Now that the 2008 Rocky Mountain Revue is done, The Tribune takes a look back at who played well, and who didn't play so well.
Anthony Morrow, of the Golden State Warriors, went undrafted out of Georgia Tech. But he was unquestionably the best player at the Revue this week. In fact, Morrow did so well that he played himself right into a deal with the Warriors, signing with the club on Friday.
Over the four games that Golden State played, Morrow averaged 21 points per game, displaying a silky jumper that he unleashed all over the court. He also was effective in getting to the basket off the dribble. Morrow has NBA size, at 6-foot-5, and he's got the look of a shooting guard who can play in the league for a long time.
Anthony Randolph was almost as good as his teammate, Anthony Morrow. The 14th pick of last month's draft, Randolph showed off amazing ball-handling skills for a player his size (6-10). As his ejection on Friday suggests, Randolph has a ways to go maturity-wise. He also needs to get a lot stronger. But his skill-set and potential suggest that he could be an All-Star somewhere down the road. The Warriors clearly have a steal in Randolph.
As spotty as the Jazz were in going 3-3 on the week, Morris Almond was the chief reason they won three games. The second-year man scored well in every game, highlighted by a 29-point performance against the New Jersey Nets. He defended better and he got to the basket, and to the foul line. Without a doubt, Almond's Revue was a success.
Best single-game performance
Utah's Tyrone Brazelton, left, scored 12 fourth-quarter points against the New Jersey Nets, lifting the Jazz to a win that didn't seem that possible in the first three periods. He ended up with 16 points in 16 minutes, and in the process made it clear that he's someone who can enter a game and change the outcome in a hurry.
Jaycee Carroll, with his summer league performances, probably has played his way into New Jersey's veteran camp, and he may have played his way onto the roster altogether. The former USU star saved his best for the Jazz, scoring 22 points Tuesday against Utah, and consistently giving the Utah guards fits.
More MVP runner-ups
Playing with the Mavericks, Gerald Green is pretty much down to his last chance in terms of making himself an NBA player. He's always been an NBA athlete, but this week, Green showed signs of rounding out his game. He led Dallas by scoring 19 points per game, he showed off his jumper, and he was great on the fast break, finishing off several plays with highlight dunks. He's still got a ways to go, but the Mavericks have to be encouraged with how Green played this week.
In the very same game, New Jersey lottery pick Brook Lopez, left, went 2-for-11 from the field on his way to four points. He did grab 11 rebounds, but he looked timid, he dropped numerous passes on his way to five turnovers, and looked little like the player the Nets hoped they were getting with the 10th pick of the draft.

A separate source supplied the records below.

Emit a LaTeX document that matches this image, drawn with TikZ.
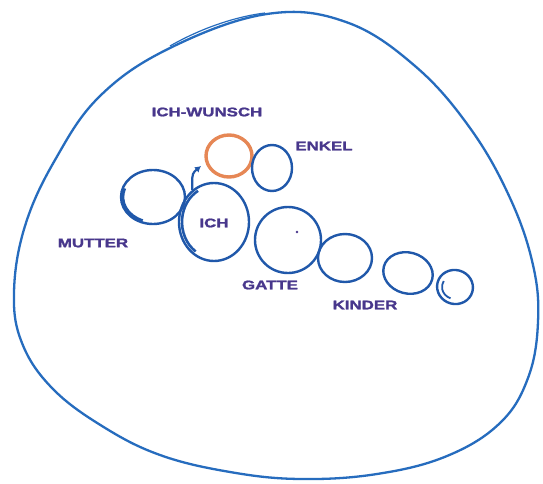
\documentclass[tikz,border=0pt]{standalone}
\usepackage{fontspec}
\setmainfont{Liberation Sans}
\newfontfamily\heavyfont{Liberation Sans Bold}[FakeBold=1.4]
\usepackage{graphicx}
\usetikzlibrary{shapes.geometric,arrows.meta}
\definecolor{outerblue}{RGB}{38,108,190}
\definecolor{ringblue}{RGB}{32,88,170}
\definecolor{wishorange}{RGB}{230,135,85}
\definecolor{labelpurple}{RGB}{72,55,140}
\tikzset{
  ring/.style={ellipse, draw=ringblue, line width=2.4pt, inner sep=0pt},
  wishring/.style={ellipse, draw=wishorange, line width=3.4pt, inner sep=0pt},
  lbl/.style={text=labelpurple, font=\fontsize{12.5}{14}\heavyfont, inner sep=0pt},
}
\newcommand{\wlbl}[1]{\scalebox{1.35}[1]{#1}}
\begin{document}
\begin{tikzpicture}[x=1pt,y=-1pt]
\useasboundingbox (0,0) rectangle (543,484);
\fill[white] (0,0) rectangle (543,484);
% outer boundary
\draw[outerblue, line width=2.3pt] plot[smooth cycle, tension=0.65] coordinates {
 (267,14) (346,22) (415,66) (470,128) (510,198) (533,265) (538,322) (528,378)
 (500,423) (447,456) (377,474) (300,479) (230,472) (160,455) (102,426) (52,388)
 (22,343) (14,292) (25,226) (55,160) (100,96) (170,48)};
\draw[outerblue, line width=1.2pt] (170,46) .. controls (205,26) and (240,16) .. (265,13);
% circles
\node[ring, minimum width=64pt, minimum height=54pt] (mutter) at (153,197) {};
\draw[ringblue, line width=2.6pt] (mutter.center) ++(250:30pt and 25pt)
  arc[x radius=30pt, y radius=25pt, start angle=250, end angle=160];
\node[ring, minimum width=70pt, minimum height=78pt] (ich) at (214,222) {};
\draw[ringblue, line width=2.6pt] (ich.center) ++(235:32pt and 36pt)
  arc[x radius=32pt, y radius=36pt, start angle=235, end angle=120];
\node[wishring, minimum width=46pt, minimum height=42pt] (wunsch) at (229,156) {};
\node[ring, minimum width=40pt, minimum height=46pt] (enkel) at (272,168) {};
\node[ring, minimum width=66pt, minimum height=66pt] (gatte) at (288,240) {};
\node[ring, minimum width=54pt, minimum height=48pt] (kind1) at (345,258) {};
\node[ring, minimum width=50pt, minimum height=41pt, rotate=-15] (kind2) at (408,273) {};
\node[ring, minimum width=36pt, minimum height=34pt, rotate=-15] (kind3) at (455,287) {};
\draw[ringblue, line width=1.8pt] (kind3.center) ++(250:13pt and 12pt)
  arc[x radius=13pt, y radius=12pt, start angle=250, end angle=150];
\fill[labelpurple] (297,232) circle (1.3pt);
% arrow
\coordinate (arrtip) at (201,166);
\draw[ringblue, line width=2.2pt, -{Latex[length=6pt,width=7pt]}] (ich.124) -- ++(0,-12) to[out=90,in=220] (arrtip);
% labels
\node[lbl] (lwunsch) at (207,112) {\wlbl{ICH-WUNSCH}};
\node[lbl] (lenkel) at (324,146) {\wlbl{ENKEL}};
\node[lbl] (lmutter) at (93,243) {\wlbl{MUTTER}};
\node[lbl] (lich) at (214,223) {\wlbl{ICH}};
\node[lbl] (lgatte) at (270,285) {\wlbl{GATTE}};
\node[lbl] (lkinder) at (365,305) {\wlbl{KINDER}};
\end{tikzpicture}
\end{document}
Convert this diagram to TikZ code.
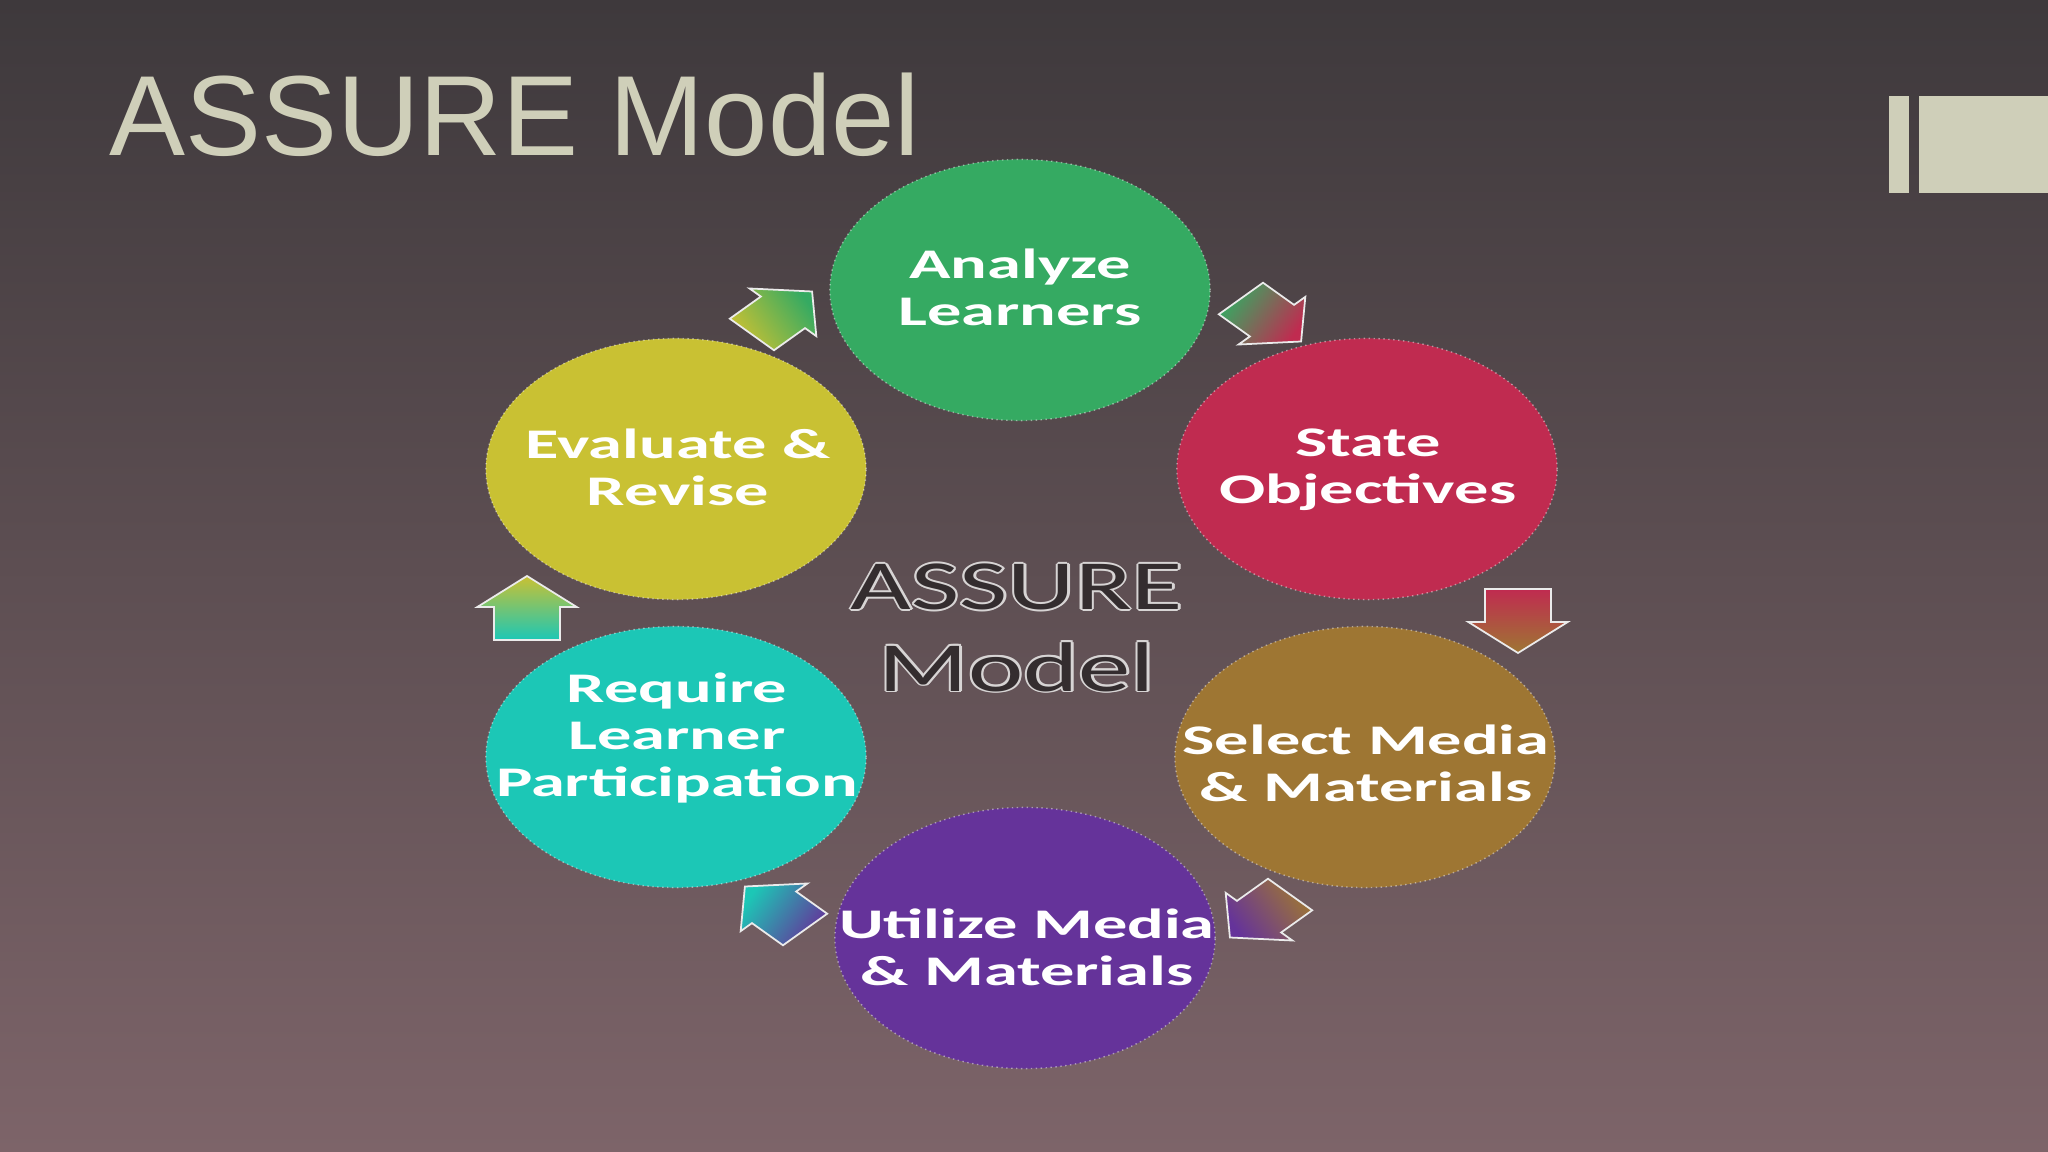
\documentclass[tikz,border=0pt]{standalone}
\usepackage{fontspec}
\usepackage{graphicx}
\usetikzlibrary{shapes.geometric}
\newfontfamily\titlefont{Liberation Sans}
\newfontfamily\cellfont{Carlito}

\definecolor{bgtop}{RGB}{62,57,60}
\definecolor{bgmid}{RGB}{75,65,68}
\definecolor{bgbot}{RGB}{125,100,105}
\definecolor{titlec}{RGB}{207,207,185}
\definecolor{cgreen}{RGB}{53,170,98}
\definecolor{cred}{RGB}{192,43,80}
\definecolor{cbrown}{RGB}{158,118,51}
\definecolor{cpurple}{RGB}{101,51,154}
\definecolor{cteal}{RGB}{28,199,182}
\definecolor{cyellow}{RGB}{201,193,51}
\definecolor{olc}{RGB}{215,212,212}
\definecolor{ctrfill}{RGB}{52,45,47}

\newcommand\stretchtext[2]{\scalebox{#1}[1]{\begin{tabular}{@{}c@{}}#2\end{tabular}}}
\newcommand\outlinedword[1]{\leavevmode
  \rlap{\kern-0.45pt\textcolor{olc}{#1}}%
  \rlap{\kern0.45pt\textcolor{olc}{#1}}%
  \rlap{\raisebox{0.45pt}{\textcolor{olc}{#1}}}%
  \rlap{\raisebox{-0.45pt}{\textcolor{olc}{#1}}}%
  \rlap{\kern-0.32pt\raisebox{0.32pt}{\textcolor{olc}{#1}}}%
  \rlap{\kern0.32pt\raisebox{0.32pt}{\textcolor{olc}{#1}}}%
  \rlap{\kern-0.32pt\raisebox{-0.32pt}{\textcolor{olc}{#1}}}%
  \rlap{\kern0.32pt\raisebox{-0.32pt}{\textcolor{olc}{#1}}}%
  \textcolor{ctrfill}{#1}}

% #1,#2 centre, #3 rotation, #4 tail colour, #5 head colour, #6 shading angle, #7 size
\newcommand\blockarrow[7]{%
  \begin{scope}[shift={(#1,#2)}, xscale=1.4, rotate=#3, scale=#7]
    \shade[top color=#5, bottom color=#4, shading angle=#6, arrowedge]
      (0,-32) -- (35.5,-1) -- (23.5,-1) -- (23.5,32) -- (-23.5,32)
      -- (-23.5,-1) -- (-35.5,-1) -- cycle;
  \end{scope}}

\tikzset{
  stagebox/.style={ellipse, minimum width=3.8cm, minimum height=2.61cm,
    inner sep=0pt, draw=white, draw opacity=0.45, line width=0.4pt, densely dotted},
  stagetext/.style={text=white, inner sep=0pt, align=center,
    font=\cellfont\bfseries\fontsize{12}{13.4}\selectfont},
  arrowedge/.style={draw=white!92!black, line width=0.5pt, line join=miter},
}

\begin{document}
\begin{tikzpicture}[x=0.01cm, y=-0.01cm]
  \useasboundingbox (0,0) rectangle (2048,1152);
  \shade[top color=bgtop, middle color=bgmid, bottom color=bgbot] (0,0) rectangle (2048,1152);

  % title
  \node[anchor=base west, inner sep=0pt, text=titlec,
    font=\titlefont\fontsize{32.4}{38}\selectfont] (title) at (109,156) {ASSURE Model};

  % top-right decoration
  \fill[titlec] (1889,96) rectangle (1909,193);
  \fill[titlec] (1919,96) rectangle (2048,193);

  % stages
  \node[stagebox, fill=cgreen]  (an) at (1020,290) {};
  \node[stagebox, fill=cred]    (so) at (1367,469) {};
  \node[stagebox, fill=cbrown]  (sm) at (1365,757) {};
  \node[stagebox, fill=cpurple] (um) at (1025,938) {};
  \node[stagebox, fill=cteal]   (rl) at (676,757) {};
  \node[stagebox, fill=cyellow] (ev) at (676,469) {};

  \node[stagetext] (ant) at (1020,293) {\stretchtext{1.62}{Analyze\\Learners}};
  \node[stagetext] (sot) at (1368,471) {\stretchtext{1.62}{State\\Objectives}};
  \node[stagetext] (smt) at (1366,769) {\stretchtext{1.62}{Select Media\\\& Materials}};
  \node[stagetext] (umt) at (1027,953) {\stretchtext{1.62}{Utilize Media\\\& Materials}};
  \node[stagetext] (rlt) at (677,740) {\stretchtext{1.62}{Require\\Learner\\Participation}};
  \node[stagetext] (evt) at (678,473) {\stretchtext{1.62}{Evaluate \&\\Revise}};

  % centre title
  \node[inner sep=0pt, align=center,
    font=\cellfont\fontsize{20}{23.2}\selectfont] (ctr) at (1017,634)
    {\stretchtext{1.49}{\outlinedword{ASSURE}\\\outlinedword{Model}}};

  % arrows between stages
  \blockarrow{782}{313}{-45}{cyellow}{cgreen}{-54.5}{0.95}
  \blockarrow{1271}{320}{-135}{cgreen}{cred}{-125.5}{0.95}
  \blockarrow{1518}{621}{180}{cred}{cbrown}{180}{1}
  \blockarrow{1260}{916}{135}{cbrown}{cpurple}{125.5}{0.95}
  \blockarrow{775}{908}{45}{cpurple}{cteal}{54.5}{0.95}
  \blockarrow{527}{608}{0}{cteal}{cyellow}{0}{1}
\end{tikzpicture}
\end{document}
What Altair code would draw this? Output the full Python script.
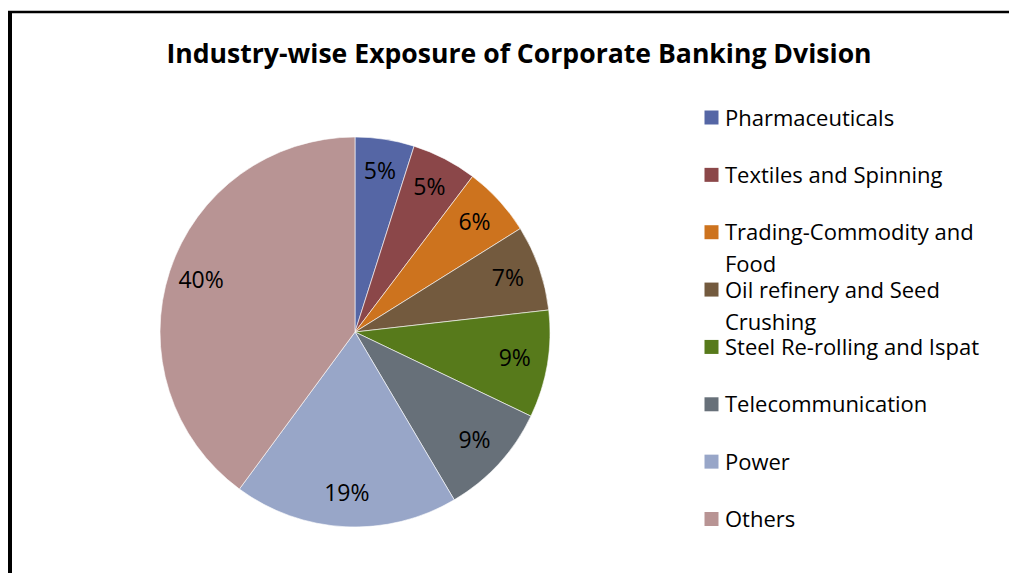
import altair as alt
import pandas as pd

categories = [
    "Pharmaceuticals",
    "Textiles and Spinning",
    "Trading-Commodity and Food",
    "Oil refinery and Seed Crushing",
    "Steel Re-rolling and Ispat",
    "Telecommunication",
    "Power",
    "Others",
]
legend_text = [
    "Pharmaceuticals",
    "Textiles and Spinning",
    "Trading-Commodity and\nFood",
    "Oil refinery and Seed\nCrushing",
    "Steel Re-rolling and Ispat",
    "Telecommunication",
    "Power",
    "Others",
]
values = [4.9, 5.4, 5.8, 7.1, 8.9, 9.4, 18.6, 39.9]
colors = ["#5566A5", "#8B4749", "#CD731E", "#735A3E", "#577A1B", "#677079", "#98A6C8", "#B89494"]
title_text = "Industry-wise Exposure of Corporate Banking Dvision"

df = pd.DataFrame({
    "cat": categories,
    "legend": legend_text,
    "value": values,
    "order": list(range(len(categories))),
    "label": [f"{v:.0f}%" for v in values],
})

FONT = "Open Sans"
CX, CY = 347, 324

color = alt.Color("cat:N", scale=alt.Scale(domain=categories, range=colors), legend=None)

base = alt.Chart(df)

pie = base.mark_arc(outerRadius=195, stroke="#ffffff", strokeWidth=0.6).encode(
    theta=alt.Theta("value:Q", stack=True),
    order=alt.Order("order:Q"),
    color=color,
    x=alt.value(CX),
    y=alt.value(CY),
)

labels = base.mark_text(radius=162, font=FONT, fontSize=23, color="#000000",
                        align="center", baseline="middle").encode(
    theta=alt.Theta("value:Q", stack=True),
    order=alt.Order("order:Q"),
    text="label:N",
    x=alt.value(CX),
    y=alt.value(CY),
)

ypos = alt.Y("cat:N", scale=alt.Scale(type="point", domain=categories, range=[109.5, 511], padding=0), axis=None)

leg_sym = base.mark_square(size=196, opacity=1).encode(
    x=alt.value(703.5),
    y=ypos,
    color=color,
)

leg_txt = base.mark_text(font=FONT, fontSize=22, align="left", baseline="alphabetic",
                         dy=8, lineBreak="\n", lineHeight=32, color="#000000").encode(
    x=alt.value(717),
    y=ypos,
    text="legend:N",
)

title = alt.Chart(pd.DataFrame({"t": [title_text]})).mark_text(
    font=FONT, fontSize=26.6, fontWeight="bold", align="center", baseline="alphabetic", color="#000000"
).encode(x=alt.value(511), y=alt.value(55), text="t:N")

left_border = alt.Chart(pd.DataFrame({"a": [0]})).mark_rule(color="#000000", strokeWidth=4).encode(
    x=alt.value(2), y=alt.value(3), y2=alt.value(565)
)
top_border = alt.Chart(pd.DataFrame({"a": [0]})).mark_rule(color="#000000", strokeWidth=2.5).encode(
    x=alt.value(0), x2=alt.value(1001), y=alt.value(4)
)

chart = alt.layer(pie, labels, leg_sym, leg_txt, title, left_border, top_border).properties(
    width=1001, height=565, autosize=alt.AutoSizeParams(type="none"), padding=0,
    background="#ffffff",
).configure_view(stroke=None)

chart.save("out.html", embed_options={"renderer": "svg", "actions": False})
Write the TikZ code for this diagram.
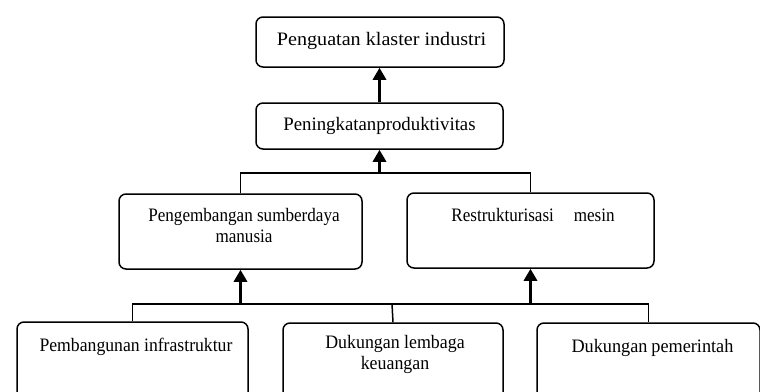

What we've learned about the Jazz/Flash
We've learned that Almond has worked to expand his game. We've learned that the game of Kyrylo Fesenko has regressed. We've learned that Hiram Fuller may be worth a look as a defensive presence in the middle. We've learned that Kosta Koufos has potential, but will need a few years to develop. Of the Koufos, Almond, Fesenko trio, none of them are a lock to start the season on the active roster. Almond is ready, but the roster is chock full of shooting guards. Koufos and Fesenko are clearly not ready to contribute at the NBA level.